Question

The Diagonals AC and BD of a Parallelogram ABCD intersect each other at point O. If $$\angle DAC = 32^\circ $$ and $$\angle AOB = 70^\circ $$, then $$\angle DBC$$ is equal to
A
$${86^ \circ }$$
B
$${38^ \circ }$$
C
$${32^ \circ }$$
D
$${24^ \circ }$$

Answer

**step1** Understanding the properties of a parallelogram

A parallelogram is a quadrilateral where opposite sides are parallel. This means that in parallelogram ABCD, side AD is parallel to side BC (AD || BC), and side AB is parallel to side DC (AB || DC). When two parallel lines are intersected by a transversal line, the alternate interior angles are equal. Also, the diagonals of a parallelogram bisect each other.

**step2** Identifying given angles

We are given two angle measures:
1. $$ \angle DAC = 32^\circ $$
2. $$ \angle AOB = 70^\circ $$
We need to find the measure of $$ \angle DBC $$.

**step3** Using parallel lines property to find alternate interior angle

Since AD is parallel to BC (AD || BC) and AC is a transversal line intersecting them, the alternate interior angles are equal. Therefore, $$ \angle DAC = \angle BCA $$.
Given $$ \angle DAC = 32^\circ $$, we know that $$ \angle BCA = 32^\circ $$.
Note that $$ \angle BCA $$ is the same angle as $$ \angle BCO $$. So, $$ \angle BCO = 32^\circ $$.

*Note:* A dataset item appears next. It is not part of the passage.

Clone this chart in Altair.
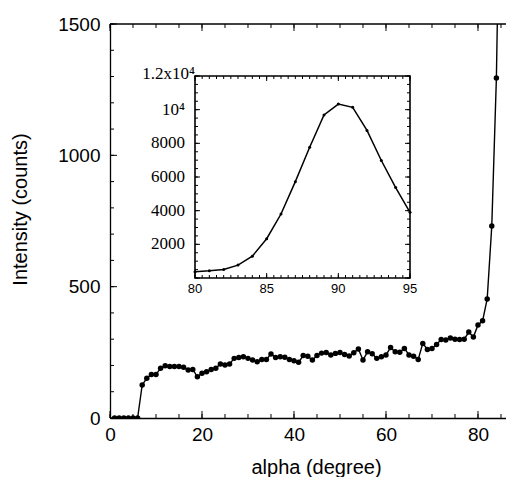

**step4** Using properties of angles formed by intersecting lines

The diagonals AC and BD intersect at point O. Angles $$ \angle AOB $$ and $$ \angle BOC $$ are supplementary angles because they form a linear pair on the straight line BD.
The sum of angles on a straight line is $$ 180^\circ $$.
So, $$ \angle AOB + \angle BOC = 180^\circ $$.
We are given $$ \angle AOB = 70^\circ $$.
Therefore, $$ 70^\circ + \angle BOC = 180^\circ $$.
To find $$ \angle BOC $$, we subtract $$ 70^\circ $$ from $$ 180^\circ $$.
$$ \angle BOC = 180^\circ - 70^\circ = 110^\circ $$.

**step5** Using the sum of angles in a triangle

Now, let's consider the triangle BOC. The sum of the interior angles in any triangle is $$ 180^\circ $$.
In triangle BOC, we have three angles: $$ \angle OBC $$, $$ \angle BCO $$, and $$ \angle BOC $$.
We know:
* $$ \angle BCO = 32^\circ $$ (from Step 3)
* $$ \angle BOC = 110^\circ $$ (from Step 4)
We need to find $$ \angle DBC $$, which is the same as $$ \angle OBC $$.
So, $$ \angle OBC + \angle BCO + \angle BOC = 180^\circ $$.
Substitute the known values:
$$ \angle OBC + 32^\circ + 110^\circ = 180^\circ $$.
First, add the known angles: $$ 32^\circ + 110^\circ = 142^\circ $$.
Now, the equation becomes:
$$ \angle OBC + 142^\circ = 180^\circ $$.
To find $$ \angle OBC $$, subtract $$ 142^\circ $$ from $$ 180^\circ $$.
$$ \angle OBC = 180^\circ - 142^\circ = 38^\circ $$.
Since $$ \angle DBC $$ is the same as $$ \angle OBC $$, we have $$ \angle DBC = 38^\circ $$.
Comparing this result with the given options, $$ 38^\circ $$ corresponds to option B.